Converting an unfinished attic into a full bathroom offers a significant increase in a home’s utility and resale value. This complex transformation, however, requires meticulous planning that goes far beyond simple interior finishing. Successfully creating a functional and code-compliant bathroom in an attic involves addressing major structural, plumbing, and moisture challenges inherent to upper-story spaces. Homeowners must approach this project with a detailed understanding of the engineering requirements to ensure a safe, functional, and long-lasting addition.
Assessing Structural Capacity and Support
The most fundamental requirement for an attic bathroom is confirming the floor can support the weight of the new space. Existing attic floor joists are typically designed only for minimal storage, not for the heavy “live load” of people, fixtures, and water. A finished bathroom floor must be engineered to handle a combined load that includes the weight of tile and a full bathtub, requiring a minimum live load capacity of 40 pounds per square foot (psf).
An existing attic floor structure may use smaller dimensional lumber, such as 2×6 joists, and may not meet the deflection standards required for a habitable floor, leading to a bouncy feel and cracked tile. Reinforcement is typically achieved by “sistering” the existing joists, which involves securing a new, full-length joist, often made of stronger Laminated Veneer Lumber (LVL), directly alongside the original member. This technique effectively doubles the strength and load-bearing capacity. A structural engineer must calculate the precise size and spacing of the new members based on the span and the specific weight of the planned fixtures. For particularly heavy items like cast-iron tubs or wet beds for tile, additional blocking or doubled joists should be installed directly beneath the fixture to prevent localized sagging.
Managing Water Supply and Drainage Challenges
Plumbing in an attic presents dual challenges: maintaining sufficient water pressure and ensuring reliable drainage. The upward run of supply lines to a third floor decreases water pressure due to added elevation, often resulting in a weak shower spray. If the static water pressure at the home’s main entry is below 50 pounds per square inch (psi), a dedicated water pressure booster pump may be required to ensure adequate flow rate to the upper-level fixtures.
The biggest hurdle is routing the drain line for the toilet, shower, and sink to the main sewer stack. Traditional gravity drainage relies on a consistent downward slope, typically a pitch of one-quarter inch per linear foot, which is often difficult to achieve over a long run through existing framing. When routing conventional large-diameter drainpipe is impossible, a mechanical solution like a macerating or upflush pump system becomes necessary. These systems grind waste into a slurry, allowing it to be pumped vertically up to 36 feet and horizontally up to 360 feet through small-diameter pipes.

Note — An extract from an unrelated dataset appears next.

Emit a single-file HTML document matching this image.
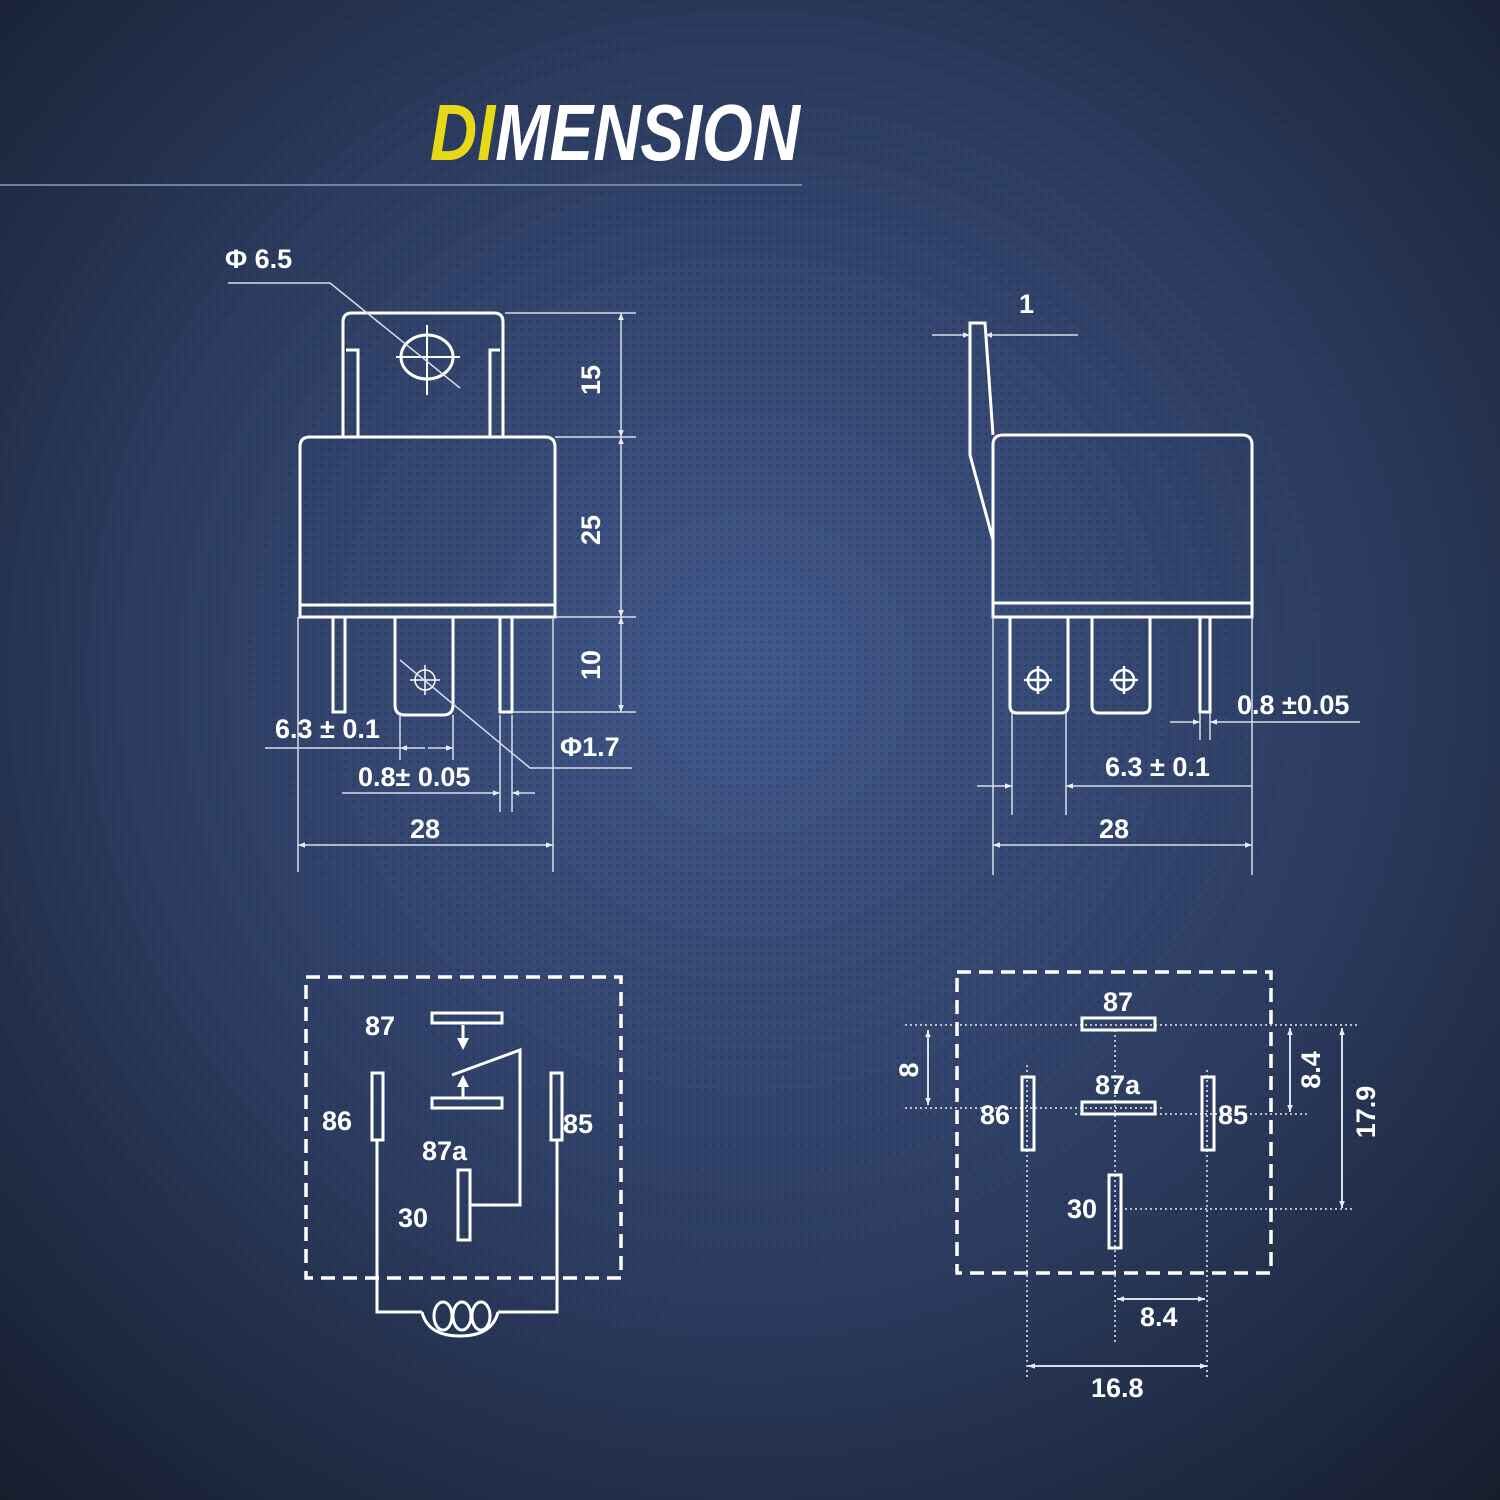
<!DOCTYPE html>
<html><head><meta charset="utf-8"><style>
html,body{margin:0;padding:0;background:#1c2438}
svg{display:block}
text{font-family:"Liberation Sans",sans-serif;font-weight:bold;fill:#fff}
</style></head><body>
<svg width="1500" height="1500" viewBox="0 0 1500 1500" xmlns="http://www.w3.org/2000/svg">
<defs>
<radialGradient id="bg" cx="0.5" cy="0.45" r="0.75">
<stop offset="0" stop-color="#42598c"/>
<stop offset="0.55" stop-color="#2c3c60"/>
<stop offset="1" stop-color="#161d2c"/>
</radialGradient>
<pattern id="dots" width="8" height="8" patternUnits="userSpaceOnUse">
<circle cx="2" cy="2" r="1.1" fill="#0d1424" opacity="0.35"/>
</pattern>
<marker id="a" viewBox="0 0 10 10" refX="10" refY="5" markerWidth="14" markerHeight="7" orient="auto-start-reverse" markerUnits="userSpaceOnUse">
<path d="M0,1 L10,5 L0,9 z" fill="#e8ecf4"/>
</marker>
</defs>
<rect width="1500" height="1500" fill="url(#bg)"/>
<rect width="1500" height="1500" fill="url(#dots)"/>

<text x="430" y="160" font-size="80" font-style="italic" textLength="370" lengthAdjust="spacingAndGlyphs"><tspan fill="#e8d81a">DI</tspan>MENSION</text>
<line x1="0" y1="185" x2="802" y2="185" stroke="#8a9bc0" stroke-width="1.5"/>

<g fill="none" stroke="#fff" stroke-width="3">
<path d="M343,437 V322 Q343,313 352,313 H494 Q503,313 503,322 V437"/>
<path d="M358,437 V350 H346 M490,437 V350 H500"/>
<ellipse cx="427" cy="357" rx="26" ry="22"/>
<path d="M300,617 V447 Q300,437 310,437 H545 Q555,437 555,447 V617 Z"/>
<line x1="300" y1="605" x2="555" y2="605"/>
<path d="M333,617 V712 H345 V617"/>
<path d="M500,617 V712 H512 V617"/>
<path d="M395,617 V705 Q395,715 405,715 H443 Q453,715 453,705 V617"/>
</g>
<g stroke="#fff" stroke-width="2" fill="none">
<line x1="396" y1="357" x2="460" y2="357"/><line x1="427" y1="325" x2="427" y2="395"/>
<circle cx="425" cy="680" r="10" stroke-width="1.5"/>
<line x1="410" y1="680" x2="440" y2="680" stroke-width="1.5"/><line x1="425" y1="665" x2="425" y2="695" stroke-width="1.5"/>
</g>
<g stroke="#d8deea" stroke-width="1.5" fill="none">
<path d="M228,283 H330 L460,388"/>
<path d="M400,660 L530,768 H632"/>
<line x1="505" y1="313" x2="636" y2="313"/>
<line x1="555" y1="437" x2="636" y2="437"/>
<line x1="555" y1="617" x2="636" y2="617"/>
<line x1="512" y1="712" x2="636" y2="712"/>
<line x1="621" y1="313" x2="621" y2="437" marker-start="url(#a)" marker-end="url(#a)"/>
<line x1="621" y1="437" x2="621" y2="617" marker-start="url(#a)" marker-end="url(#a)"/>
<line x1="621" y1="617" x2="621" y2="712" marker-start="url(#a)" marker-end="url(#a)"/>
<line x1="298" y1="617" x2="298" y2="872"/><line x1="553" y1="617" x2="553" y2="872"/>
<line x1="400" y1="715" x2="400" y2="760"/><line x1="453" y1="715" x2="453" y2="760"/>
<line x1="500" y1="715" x2="500" y2="812"/><line x1="512" y1="715" x2="512" y2="812"/>
<line x1="265" y1="748" x2="400" y2="748"/>
<line x1="400" y1="748" x2="425" y2="748" marker-start="url(#a)"/><line x1="428" y1="748" x2="453" y2="748" marker-end="url(#a)"/>
<line x1="342" y1="793" x2="500" y2="793" marker-end="url(#a)"/><line x1="535" y1="793" x2="512" y2="793" marker-end="url(#a)"/>
<line x1="298" y1="845" x2="553" y2="845" marker-start="url(#a)" marker-end="url(#a)"/>
</g>
<text x="225" y="268" font-size="27">Φ 6.5</text>
<text x="560" y="756" font-size="27">Φ1.7</text>
<text x="275" y="738" font-size="27">6.3 ± 0.1</text>
<text x="358" y="786" font-size="27">0.8± 0.05</text>
<text x="410" y="838" font-size="27">28</text>
<text transform="translate(600,380) rotate(-90)" font-size="27" text-anchor="middle">15</text>
<text transform="translate(600,530) rotate(-90)" font-size="27" text-anchor="middle">25</text>
<text transform="translate(600,665) rotate(-90)" font-size="27" text-anchor="middle">10</text>

<g fill="none" stroke="#fff" stroke-width="3">
<path d="M993,540 L970,455 V323 H985 L993,435"/>
<path d="M993,617 V445 Q993,435 1003,435 H1242 Q1252,435 1252,445 V617 Z"/>
<line x1="993" y1="603" x2="1252" y2="603"/>
<path d="M1010,617 V706 Q1010,713 1017,713 H1061 Q1068,713 1068,706 V617"/>
<path d="M1092,617 V706 Q1092,713 1099,713 H1143 Q1150,713 1150,706 V617"/>
<path d="M1200,617 V712 H1210 V617"/>
</g>
<g fill="none" stroke="#fff" stroke-width="2.5">
<circle cx="1038" cy="680" r="10"/><line x1="1024" y1="680" x2="1052" y2="680"/><line x1="1038" y1="666" x2="1038" y2="694"/>
<circle cx="1124" cy="680" r="10"/><line x1="1110" y1="680" x2="1138" y2="680"/><line x1="1124" y1="666" x2="1124" y2="694"/>
</g>
<g stroke="#d8deea" stroke-width="1.5" fill="none">
<line x1="932" y1="335" x2="970" y2="335" marker-end="url(#a)"/><line x1="1078" y1="335" x2="985" y2="335" marker-end="url(#a)"/>
<line x1="993" y1="617" x2="993" y2="875"/><line x1="1252" y1="617" x2="1252" y2="875"/>
<line x1="1012" y1="713" x2="1012" y2="815"/><line x1="1066" y1="713" x2="1066" y2="815"/>
<line x1="1200" y1="712" x2="1200" y2="740"/><line x1="1210" y1="712" x2="1210" y2="740"/>
<line x1="1170" y1="722" x2="1200" y2="722" marker-end="url(#a)"/><line x1="1360" y1="722" x2="1210" y2="722" marker-end="url(#a)"/>
<line x1="977" y1="786" x2="1012" y2="786" marker-end="url(#a)"/><line x1="1252" y1="786" x2="1066" y2="786" marker-end="url(#a)"/>
<line x1="993" y1="845" x2="1252" y2="845" marker-start="url(#a)" marker-end="url(#a)"/>
</g>
<text x="1019" y="313" font-size="27">1</text>
<text x="1237" y="714" font-size="27">0.8 ±0.05</text>
<text x="1105" y="776" font-size="27">6.3 ± 0.1</text>
<text x="1099" y="838" font-size="27">28</text>

<rect x="306" y="977" width="315" height="301" fill="none" stroke="#fff" stroke-width="3.5" stroke-dasharray="14,8"/>
<g fill="none" stroke="#fff" stroke-width="3">
<rect x="432" y="1013" width="70" height="10"/>
<rect x="432" y="1098" width="70" height="10"/>
<rect x="372" y="1073" width="11" height="67"/>
<rect x="551" y="1073" width="11" height="67"/>
<rect x="458" y="1170" width="12" height="70"/>
<path d="M452,1075 L520,1050 V1205 H470"/>
<line x1="463" y1="1025" x2="463" y2="1040"/><line x1="463" y1="1098" x2="463" y2="1085"/>
<path d="M377,1140 V1312 H422 M498,1312 H557 V1140"/>
<path d="M422,1312 Q428,1336 460,1336 Q492,1336 498,1312"/>
<ellipse cx="443" cy="1316" rx="9" ry="14"/>
<ellipse cx="462" cy="1316" rx="9" ry="14"/>
<ellipse cx="481" cy="1316" rx="9" ry="14"/>
</g>
<path d="M457,1038 L469,1038 L463,1050 Z" fill="#fff"/>
<path d="M457,1087 L469,1087 L463,1075 Z" fill="#fff"/>
<text x="365" y="1035" font-size="27">87</text>
<text x="322" y="1130" font-size="27">86</text>
<text x="563" y="1133" font-size="27">85</text>
<text x="422" y="1160" font-size="27">87a</text>
<text x="398" y="1227" font-size="27">30</text>

<rect x="957" y="972" width="314" height="301" fill="none" stroke="#fff" stroke-width="3.5" stroke-dasharray="14,8"/>
<g stroke="#e8ecf4" stroke-width="1.5" stroke-dasharray="2,3" fill="none">
<line x1="905" y1="1025" x2="1358" y2="1025"/>
<line x1="905" y1="1108" x2="1165" y2="1108"/>
<line x1="1075" y1="1114" x2="1310" y2="1114"/>
<line x1="1115" y1="1209" x2="1355" y2="1209"/>
<line x1="1115" y1="1030" x2="1115" y2="1345"/>
<line x1="1027" y1="1065" x2="1027" y2="1380"/>
<line x1="1207" y1="1070" x2="1207" y2="1380"/>
</g>
<g fill="none" stroke="#fff" stroke-width="3">
<rect x="1082" y="1018" width="73" height="12"/>
<rect x="1082" y="1102" width="73" height="12"/>
<rect x="1022" y="1077" width="12" height="73"/>
<rect x="1202" y="1077" width="12" height="73"/>
<rect x="1109" y="1175" width="12" height="73"/>
</g>
<g stroke="#d8deea" stroke-width="2" fill="none">
<line x1="928" y1="1030" x2="928" y2="1105" marker-start="url(#a)" marker-end="url(#a)"/>
<line x1="1290" y1="1028" x2="1290" y2="1112" marker-start="url(#a)" marker-end="url(#a)"/>
<line x1="1342" y1="1028" x2="1342" y2="1208" marker-start="url(#a)" marker-end="url(#a)"/>
<line x1="1117" y1="1299" x2="1205" y2="1299" marker-start="url(#a)" marker-end="url(#a)"/>
<line x1="1028" y1="1366" x2="1207" y2="1366" marker-start="url(#a)" marker-end="url(#a)"/>
</g>
<text x="1103" y="1011" font-size="27">87</text>
<text x="1095" y="1094" font-size="27">87a</text>
<text x="980" y="1124" font-size="27">86</text>
<text x="1218" y="1124" font-size="27">85</text>
<text x="1067" y="1218" font-size="27">30</text>
<text x="1140" y="1326" font-size="27">8.4</text>
<text x="1091" y="1397" font-size="27">16.8</text>
<text transform="translate(918,1070) rotate(-90)" font-size="27" text-anchor="middle">8</text>
<text transform="translate(1320,1070) rotate(-90)" font-size="27" text-anchor="middle">8.4</text>
<text transform="translate(1375,1112) rotate(-90)" font-size="27" text-anchor="middle">17.9</text>
</svg>
</body></html>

Proper drainage venting is also essential to prevent a vacuum effect from sucking water out of fixture traps. The ideal solution is connecting to the home’s main vent stack, which terminates through the roof. If a stack connection is impractical, an Air Admittance Valve (AAV) can be used as an alternative, provided it is permitted by local code. An AAV is a one-way mechanical valve that opens to allow air into the drain system when water is flowing, preventing a vacuum while blocking sewer gases.
Essential Ventilation and Moisture Control
Moisture management is amplified in an attic bathroom because the space is directly adjacent to the roof, which experiences extreme temperature swings. Without proper ventilation, warm, moist air rapidly condenses on cold surfaces, accelerating mold growth and causing structural damage to the roof assembly. A high-capacity exhaust fan is crucial, with most codes requiring a fan rated for a minimum of 1 cubic foot per minute (CFM) per square foot of floor area, or at least 80 CFM for a full bath.
The exhaust fan must be ducted directly to the outdoors, never simply deposited into the attic cavity, which commonly causes attic mold. The ductwork should be made of smooth, rigid metal pipe rather than flexible ducting, which restricts airflow.
To prevent condensation from forming inside the duct during cold weather, the ducting must be fully insulated and pitched slightly toward the exterior termination point. The sloped ceiling and walls of the attic also require continuous insulation and a dedicated vapor barrier to control the movement of moisture and heat between the conditioned space and the unconditioned roof structure.
Securing Necessary Permits and Code Compliance
A project of this scope, which involves modifications to the structure, plumbing, electrical, and mechanical systems, is not permitted without regulatory oversight. The first step involves submitting detailed architectural drawings and plans to the local building department for review and approval. This plan review ensures the design meets safety and habitability standards before construction begins.
Throughout the construction process, the work is subject to several mandatory inspections to verify compliance with local building codes. These typically include a structural inspection after framing is complete, a plumbing “rough-in” inspection before walls are closed, and an electrical rough-in inspection for wiring and fixture boxes. A final inspection is required after all work is complete and fixtures are installed, leading to the final certificate of occupancy that legally confirms the attic space is safe and approved for use as a habitable bathroom.